Today(August 30 2017) Now stands as a prime example as summers grow hotter and drier there will be fewer hot days, that is a bit strange but it’s quite simple. The hot and dry weather leads to so many fires that the smoke blots out the sun like we saw today, cutting up to 10 degrees Celsius from the high temperature. The hot muggy days remain however because there are no evergreen forests between us and the Gulf of Mexico to ignite. No forest=No forest fire
Another unfortunate factor is that as the sun heats the smoke cloud instead of the ground, it creates a strong inversion. This kills convection and severely reduces rainfall as a result, even though the smoke provides more condensation nuclei for the raindrops.
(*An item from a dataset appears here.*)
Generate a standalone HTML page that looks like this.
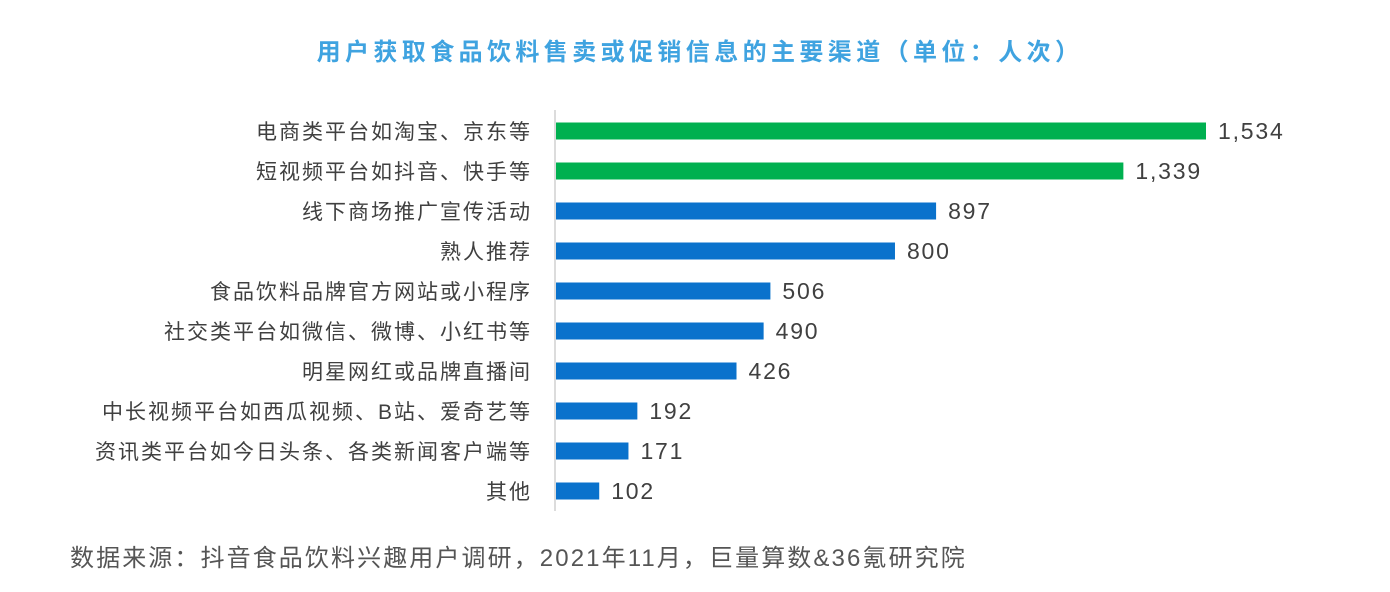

Drought conditions appear to be worsening across the province. Long range forecasts show very dry conditions lasting into the winter meaning spring 2018 will also be in severe drought, regardless of how much snow falls
Withered grass and trees along Gaetz Ave in Red Deer.
Parched boulevard in Red Deer
An extreme example of this effect can be seen in the small town of Camrose, Alberta, where “because of the smoke” they will set an all time record for the “hottest summer of record without hitting 30C”. Temperatures as high as they have ever got to without going over 30.0C. The smoke smothered the hottest days. Other locations have had a much warmer than normal summer but had fewer than average hot days.
The pattern is likely to continue well into the fall. While there is a good chance of 30C+ weather on multiple occasions in September; it is likely smoke will smother those days as well.
We could be dealing with this acrid smoke well into October.